WHAT THE TASK REQUIRES: Extract exactly the lines from the top of the records through the line containing "(0,0) rectangle (1279,720);", and keep pictures out of the copy.

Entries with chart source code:
Start
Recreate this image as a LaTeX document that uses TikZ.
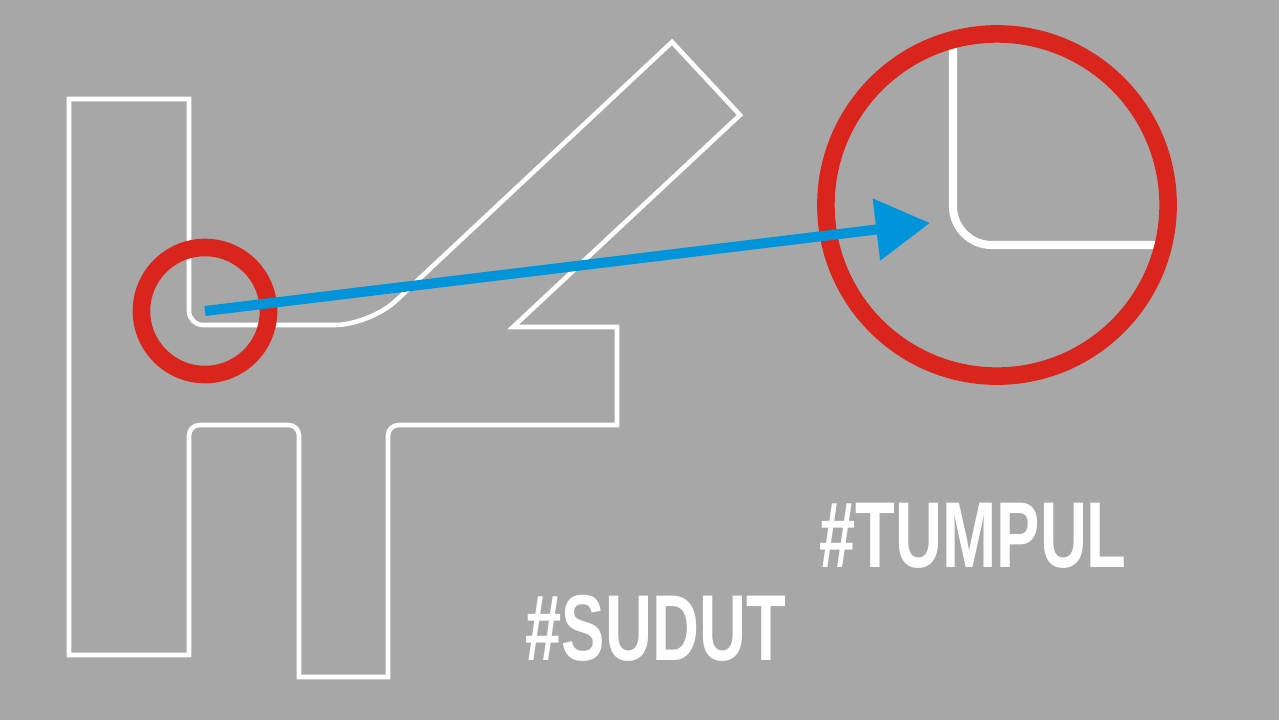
\documentclass[tikz,border=0pt]{standalone}
\usepackage{fontspec}
\usepackage{graphicx}
\newfontfamily\tagfont{Liberation Sans}
\usetikzlibrary{arrows.meta}
\definecolor{bggray}{HTML}{A7A7A7}
\definecolor{ringred}{HTML}{DA251D}
\definecolor{arrowblue}{HTML}{0094DB}
\tikzset{
	outline/.style={draw=white, line width=1.3pt},
	ring/.style={circle, draw=ringred, line width=5pt, inner sep=0pt},
	tag/.style={text=white, inner sep=0pt, anchor=base west, font=\tagfont\bfseries\fontsize{26.6}{30}\selectfont}
}

\begin{document}
\begin{tikzpicture}[x=0.01cm, y=-0.01cm, pointer/.style={-{Triangle[length=0.54cm, width=0.6cm]}, draw=arrowblue, line width=2.85pt}]

	\fill[bggray] (0,0) rectangle (1279,720);

	% letter outline
	\draw[outline] (69,99) -- (189,99) [rounded corners=4pt] -- (189,325) [rounded corners=10pt] -- (370,325) [sharp corners] -- (672,42) -- (740,115) -- (513,327) -- (617,327) -- (617,425) [rounded corners=3pt] -- (388,425) [sharp corners] -- (388,677) -- (299,677) [rounded corners=3pt] -- (299,425) -- (189,425) [sharp corners] -- (189,655) -- (69,655) -- cycle;

	% blunt corner, enlarged
	\draw[outline, line width=2.3pt, rounded corners=11pt] (953,44) -- (953,245) -- (1160,245);

	\node[ring, minimum size=1.27cm] (corner) at (205,311) {};
	\node[ring, minimum size=3.42cm] (zoom) at (997,205) {};

	\coordinate (tip) at (930,223);
	\draw[pointer] (corner.center) -- (tip);

	\node[tag] (tumpul) at (819,567) {\scalebox{0.695}[1]{\#TUMPUL}};
	\node[tag] (sudut) at (525,660) {\scalebox{0.695}[1]{\#SUDUT}};

\end{tikzpicture}
\end{document}
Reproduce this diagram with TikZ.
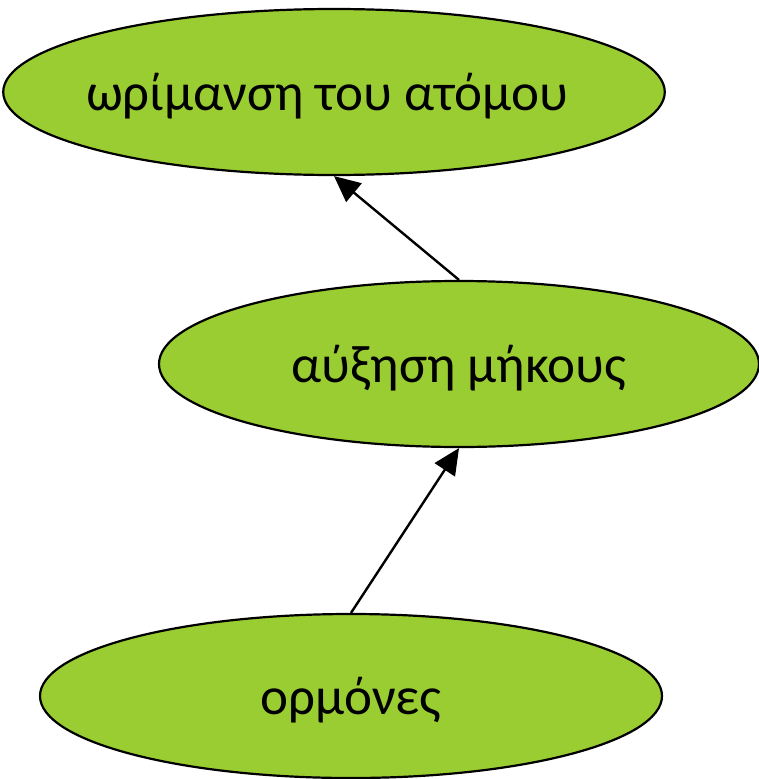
\documentclass[tikz,border=0pt]{standalone}
\usepackage{fontspec}
\setmainfont{Carlito}
\usetikzlibrary{shapes.geometric,arrows.meta}
\definecolor{leaf}{RGB}{154,205,50}
\begin{document}
\begin{tikzpicture}[x=1pt,y=-1pt,
  bubble/.style={ellipse, draw=black, line width=2.2pt, fill=leaf, inner sep=0pt,
    font=\fontsize{53}{60}\selectfont, text height=40pt, text depth=4pt},
  link/.style={line width=2.4pt, -{Triangle[length=26pt,width=24pt]}}]
\useasboundingbox (0,0) rectangle (759,779);
\node[bubble, minimum width=652pt, minimum height=166pt] (e1) at (334,92) {\hspace*{-14pt}ωρίμανση του ατόμου};
\node[bubble, minimum width=600pt, minimum height=166pt] (e2) at (459,364) {αύξηση μήκους};
\node[bubble, minimum width=622pt, minimum height=164pt] (e3) at (351,696) {ορμόνες};
\draw[link] (e2.north) -- (e1.south);
\draw[link] (e3.north) -- (e2.south);
\end{tikzpicture}
\end{document}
End
OUTPUT OF THE EXERCISE:
Recreate this image as a LaTeX document that uses TikZ.
\documentclass[tikz,border=0pt]{standalone}
\usepackage{fontspec}
\usepackage{graphicx}
\newfontfamily\tagfont{Liberation Sans}
\usetikzlibrary{arrows.meta}
\definecolor{bggray}{HTML}{A7A7A7}
\definecolor{ringred}{HTML}{DA251D}
\definecolor{arrowblue}{HTML}{0094DB}
\tikzset{
	outline/.style={draw=white, line width=1.3pt},
	ring/.style={circle, draw=ringred, line width=5pt, inner sep=0pt},
	tag/.style={text=white, inner sep=0pt, anchor=base west, font=\tagfont\bfseries\fontsize{26.6}{30}\selectfont}
}

\begin{document}
\begin{tikzpicture}[x=0.01cm, y=-0.01cm, pointer/.style={-{Triangle[length=0.54cm, width=0.6cm]}, draw=arrowblue, line width=2.85pt}]

	\fill[bggray] (0,0) rectangle (1279,720);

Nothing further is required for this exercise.